REQUIRED WORK - Look through the material and tally each line bearing the word "matplotlib". Give only the total.
§
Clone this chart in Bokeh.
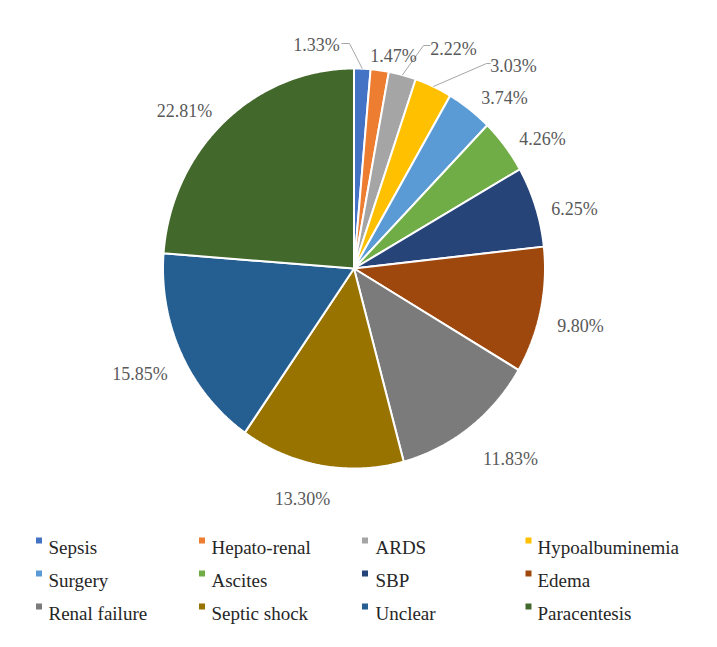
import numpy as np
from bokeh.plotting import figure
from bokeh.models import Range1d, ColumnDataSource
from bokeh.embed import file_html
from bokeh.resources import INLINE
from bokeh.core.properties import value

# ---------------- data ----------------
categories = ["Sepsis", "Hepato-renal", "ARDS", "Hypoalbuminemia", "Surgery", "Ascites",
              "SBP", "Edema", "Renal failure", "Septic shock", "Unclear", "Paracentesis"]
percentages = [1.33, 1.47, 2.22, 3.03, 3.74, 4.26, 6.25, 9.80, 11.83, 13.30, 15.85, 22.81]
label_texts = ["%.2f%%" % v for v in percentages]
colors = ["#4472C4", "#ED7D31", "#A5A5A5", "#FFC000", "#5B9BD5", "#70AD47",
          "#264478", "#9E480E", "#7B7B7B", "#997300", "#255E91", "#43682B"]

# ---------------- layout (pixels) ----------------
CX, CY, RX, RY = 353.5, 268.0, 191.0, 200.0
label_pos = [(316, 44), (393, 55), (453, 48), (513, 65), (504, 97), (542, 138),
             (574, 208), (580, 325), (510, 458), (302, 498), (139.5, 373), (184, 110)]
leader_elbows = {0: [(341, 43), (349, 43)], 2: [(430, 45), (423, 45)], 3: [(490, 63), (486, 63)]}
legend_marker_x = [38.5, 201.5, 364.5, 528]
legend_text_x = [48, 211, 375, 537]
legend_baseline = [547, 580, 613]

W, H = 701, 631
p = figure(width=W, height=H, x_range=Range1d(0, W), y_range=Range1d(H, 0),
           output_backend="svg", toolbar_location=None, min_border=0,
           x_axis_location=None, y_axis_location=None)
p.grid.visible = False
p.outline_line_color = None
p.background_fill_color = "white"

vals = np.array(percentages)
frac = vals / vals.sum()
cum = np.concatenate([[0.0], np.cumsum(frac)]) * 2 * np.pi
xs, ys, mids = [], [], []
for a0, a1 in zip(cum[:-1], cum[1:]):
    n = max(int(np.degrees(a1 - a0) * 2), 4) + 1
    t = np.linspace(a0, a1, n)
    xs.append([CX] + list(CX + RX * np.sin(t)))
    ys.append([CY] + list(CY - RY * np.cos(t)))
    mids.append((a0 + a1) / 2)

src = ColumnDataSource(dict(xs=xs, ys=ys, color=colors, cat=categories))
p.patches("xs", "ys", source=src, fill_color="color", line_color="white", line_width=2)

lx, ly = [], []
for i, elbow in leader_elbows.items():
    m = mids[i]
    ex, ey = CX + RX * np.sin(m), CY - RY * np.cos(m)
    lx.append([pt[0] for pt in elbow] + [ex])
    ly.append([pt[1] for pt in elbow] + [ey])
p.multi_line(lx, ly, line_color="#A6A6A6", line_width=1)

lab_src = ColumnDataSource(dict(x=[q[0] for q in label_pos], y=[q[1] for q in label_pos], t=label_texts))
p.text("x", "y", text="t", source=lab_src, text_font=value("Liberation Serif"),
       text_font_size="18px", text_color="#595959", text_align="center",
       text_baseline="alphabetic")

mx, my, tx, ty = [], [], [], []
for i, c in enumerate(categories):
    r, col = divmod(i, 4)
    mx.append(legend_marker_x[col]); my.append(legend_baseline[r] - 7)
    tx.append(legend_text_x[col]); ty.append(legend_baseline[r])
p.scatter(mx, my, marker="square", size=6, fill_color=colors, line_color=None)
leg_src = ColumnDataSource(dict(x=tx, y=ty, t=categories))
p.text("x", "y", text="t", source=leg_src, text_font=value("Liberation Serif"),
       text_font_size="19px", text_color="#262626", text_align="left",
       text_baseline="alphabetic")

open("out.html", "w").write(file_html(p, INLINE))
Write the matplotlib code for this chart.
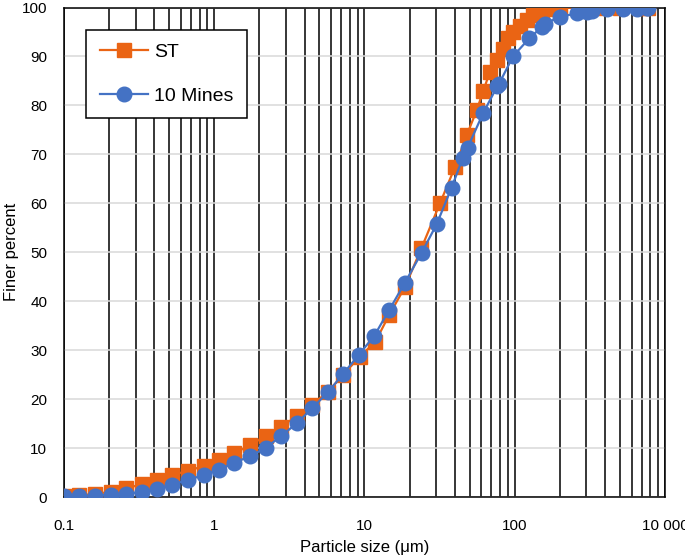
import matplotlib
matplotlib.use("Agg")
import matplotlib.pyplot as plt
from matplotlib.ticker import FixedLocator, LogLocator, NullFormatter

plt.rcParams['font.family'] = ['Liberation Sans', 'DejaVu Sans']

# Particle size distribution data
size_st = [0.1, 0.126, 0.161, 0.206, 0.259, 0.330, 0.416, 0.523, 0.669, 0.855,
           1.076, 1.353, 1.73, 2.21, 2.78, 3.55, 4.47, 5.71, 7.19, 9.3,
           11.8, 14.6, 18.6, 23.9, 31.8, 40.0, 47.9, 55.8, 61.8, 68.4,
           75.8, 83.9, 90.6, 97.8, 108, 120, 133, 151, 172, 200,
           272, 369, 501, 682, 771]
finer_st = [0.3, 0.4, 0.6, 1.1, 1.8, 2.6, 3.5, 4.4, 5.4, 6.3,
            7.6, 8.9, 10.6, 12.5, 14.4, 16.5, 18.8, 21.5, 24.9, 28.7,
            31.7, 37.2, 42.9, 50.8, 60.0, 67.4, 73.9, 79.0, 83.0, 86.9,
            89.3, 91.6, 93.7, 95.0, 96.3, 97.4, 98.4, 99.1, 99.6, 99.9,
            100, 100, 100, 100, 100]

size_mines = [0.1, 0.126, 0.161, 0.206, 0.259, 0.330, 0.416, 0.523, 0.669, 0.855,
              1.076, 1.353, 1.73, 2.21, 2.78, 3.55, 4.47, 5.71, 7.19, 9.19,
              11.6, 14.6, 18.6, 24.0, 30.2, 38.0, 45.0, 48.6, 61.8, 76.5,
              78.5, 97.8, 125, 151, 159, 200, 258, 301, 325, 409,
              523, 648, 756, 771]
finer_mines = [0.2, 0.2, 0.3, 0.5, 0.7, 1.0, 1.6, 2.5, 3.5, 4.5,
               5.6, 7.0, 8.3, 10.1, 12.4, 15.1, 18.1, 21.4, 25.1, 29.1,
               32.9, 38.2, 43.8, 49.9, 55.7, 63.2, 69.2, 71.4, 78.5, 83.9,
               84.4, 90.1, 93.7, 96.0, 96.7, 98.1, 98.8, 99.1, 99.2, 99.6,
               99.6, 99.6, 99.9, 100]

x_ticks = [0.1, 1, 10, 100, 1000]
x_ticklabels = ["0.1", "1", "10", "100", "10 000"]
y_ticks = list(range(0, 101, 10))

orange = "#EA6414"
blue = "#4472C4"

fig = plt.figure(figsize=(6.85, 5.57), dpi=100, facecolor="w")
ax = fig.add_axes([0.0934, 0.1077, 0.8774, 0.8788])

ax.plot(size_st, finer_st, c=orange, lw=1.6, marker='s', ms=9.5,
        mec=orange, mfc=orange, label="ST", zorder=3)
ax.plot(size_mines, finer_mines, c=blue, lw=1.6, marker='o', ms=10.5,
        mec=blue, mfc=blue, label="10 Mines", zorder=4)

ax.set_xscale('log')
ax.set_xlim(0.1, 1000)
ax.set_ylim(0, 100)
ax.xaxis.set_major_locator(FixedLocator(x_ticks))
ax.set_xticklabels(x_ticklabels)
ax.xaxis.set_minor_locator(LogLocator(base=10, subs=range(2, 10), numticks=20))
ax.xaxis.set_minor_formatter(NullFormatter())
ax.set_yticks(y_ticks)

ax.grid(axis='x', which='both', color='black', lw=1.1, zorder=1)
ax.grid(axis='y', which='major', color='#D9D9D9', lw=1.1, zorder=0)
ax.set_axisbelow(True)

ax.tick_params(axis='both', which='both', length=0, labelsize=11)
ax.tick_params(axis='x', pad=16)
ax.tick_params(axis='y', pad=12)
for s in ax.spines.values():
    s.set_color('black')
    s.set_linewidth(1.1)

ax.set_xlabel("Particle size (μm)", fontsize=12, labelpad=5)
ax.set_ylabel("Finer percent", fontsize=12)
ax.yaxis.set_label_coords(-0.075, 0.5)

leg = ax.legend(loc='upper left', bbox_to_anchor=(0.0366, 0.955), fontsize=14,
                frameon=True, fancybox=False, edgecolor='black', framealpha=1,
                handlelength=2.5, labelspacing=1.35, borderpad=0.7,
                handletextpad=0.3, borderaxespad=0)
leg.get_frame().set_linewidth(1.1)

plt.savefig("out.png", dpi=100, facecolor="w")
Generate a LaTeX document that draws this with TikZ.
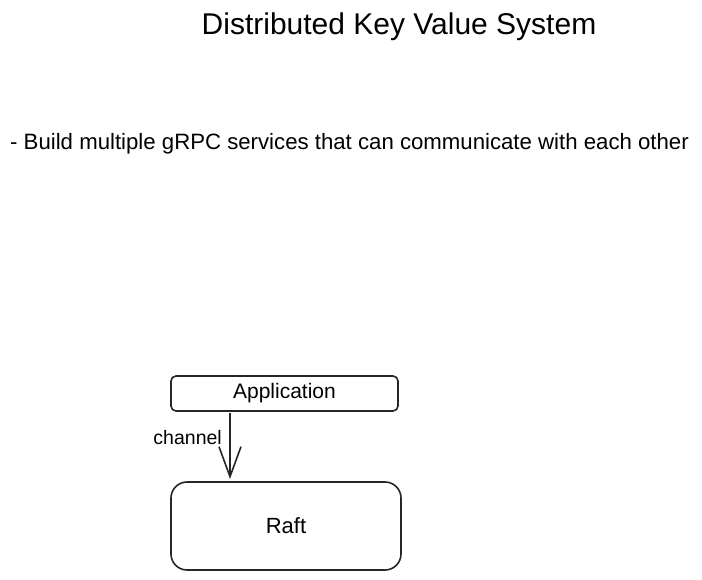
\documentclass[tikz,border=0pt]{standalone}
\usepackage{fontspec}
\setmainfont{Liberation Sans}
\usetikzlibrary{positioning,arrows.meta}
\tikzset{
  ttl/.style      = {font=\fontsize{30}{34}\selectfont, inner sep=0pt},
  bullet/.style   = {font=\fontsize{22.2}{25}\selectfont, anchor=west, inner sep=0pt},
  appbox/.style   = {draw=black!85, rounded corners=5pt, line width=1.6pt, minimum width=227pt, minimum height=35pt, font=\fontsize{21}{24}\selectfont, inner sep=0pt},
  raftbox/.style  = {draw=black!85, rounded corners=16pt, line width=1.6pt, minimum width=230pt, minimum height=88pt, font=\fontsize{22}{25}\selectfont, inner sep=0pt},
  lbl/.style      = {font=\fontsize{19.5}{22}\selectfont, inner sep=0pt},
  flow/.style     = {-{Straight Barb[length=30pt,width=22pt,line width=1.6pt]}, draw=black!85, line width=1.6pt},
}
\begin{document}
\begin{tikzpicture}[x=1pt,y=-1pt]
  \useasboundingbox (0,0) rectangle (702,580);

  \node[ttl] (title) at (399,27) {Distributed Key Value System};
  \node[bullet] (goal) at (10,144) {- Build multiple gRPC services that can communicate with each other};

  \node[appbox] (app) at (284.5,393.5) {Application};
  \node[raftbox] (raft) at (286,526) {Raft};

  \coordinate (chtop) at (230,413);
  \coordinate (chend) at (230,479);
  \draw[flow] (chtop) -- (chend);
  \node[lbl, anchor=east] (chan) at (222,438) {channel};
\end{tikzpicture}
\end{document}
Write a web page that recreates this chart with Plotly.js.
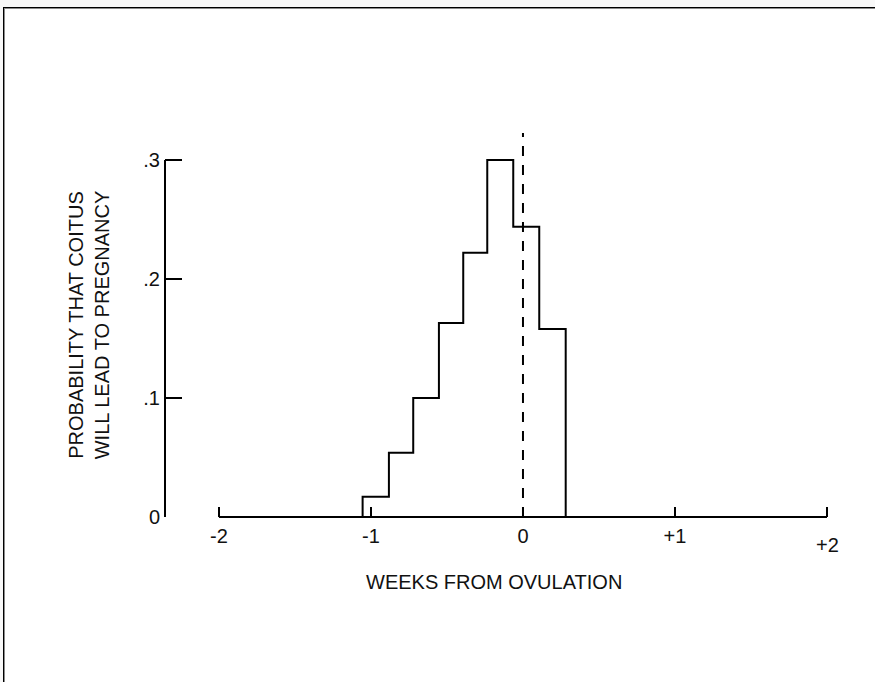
§
ANSWER TO THE PROBLEM - 5